Question

Given that $$\arg{(5+2\mathrm{i})}=\alpha $$, find the argument of each of the following in terms of $$\alpha$$.
$$-5 - 2\mathrm{i}$$

Answer

**step1** Understanding what complex numbers mean for their location

A complex number like $$5+2\mathrm{i}$$ can be thought of as a special kind of address on a map. The first part, 5, tells us to move 5 steps to the right from the center point. The second part, 2, tells us to move 2 steps up. So, $$5+2\mathrm{i}$$ is at a spot 5 steps right and 2 steps up.

**step2** Understanding the meaning of 'argument'

The 'argument' of a complex number is like the direction we are facing if we stand at the center point and look towards the complex number's spot. We are told that the direction (or angle) for $$5+2\mathrm{i}$$ is called $$\alpha$$. Since we move right and up, this direction $$\alpha$$ is somewhere in the top-right part of our map.

**step3** Locating the second complex number

Now let's find the spot for the second complex number, $$-5-2\mathrm{i}$$. The '-5' means we move 5 steps to the left from the center. The '-2' means we move 2 steps down. So, $$-5-2\mathrm{i}$$ is at a spot 5 steps left and 2 steps down. This spot is in the bottom-left part of our map.

**step4** Seeing the relationship between the two spots

If we look closely at the two spots, $$5+2\mathrm{i}$$ (5 steps right, 2 steps up) and $$-5-2\mathrm{i}$$ (5 steps left, 2 steps down), we can see they are directly opposite each other across the center point. Imagine drawing a straight line from $$5+2\mathrm{i}$$ through the center point; it would land exactly on $$-5-2\mathrm{i}$$. This is like turning around completely.

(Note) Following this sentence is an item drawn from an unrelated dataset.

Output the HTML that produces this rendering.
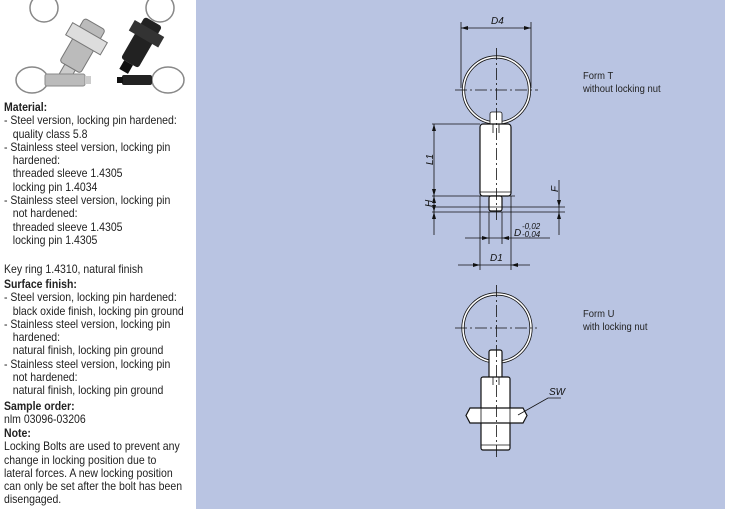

**step5** Determining the change in direction

When you turn around completely from facing one direction to facing the exact opposite direction, you have made a half-turn. A half-turn is half of a full circle. If a full circle is 360 degrees, then a half-turn is 180 degrees. In another way of measuring angles used in mathematics, this half-turn is called $$\pi$$. So, to change from the direction of $$5+2\mathrm{i}$$ to the direction of $$-5-2\mathrm{i}$$, we add this half-turn, or $$\pi$$.

**step6** Finding the final argument

Since the initial direction for $$5+2\mathrm{i}$$ was $$\alpha$$, and we add a half-turn (which is $$\pi$$) to get to the direction of $$-5-2\mathrm{i}$$, the new direction (argument) for $$-5-2\mathrm{i}$$ is $$\alpha + \pi$$.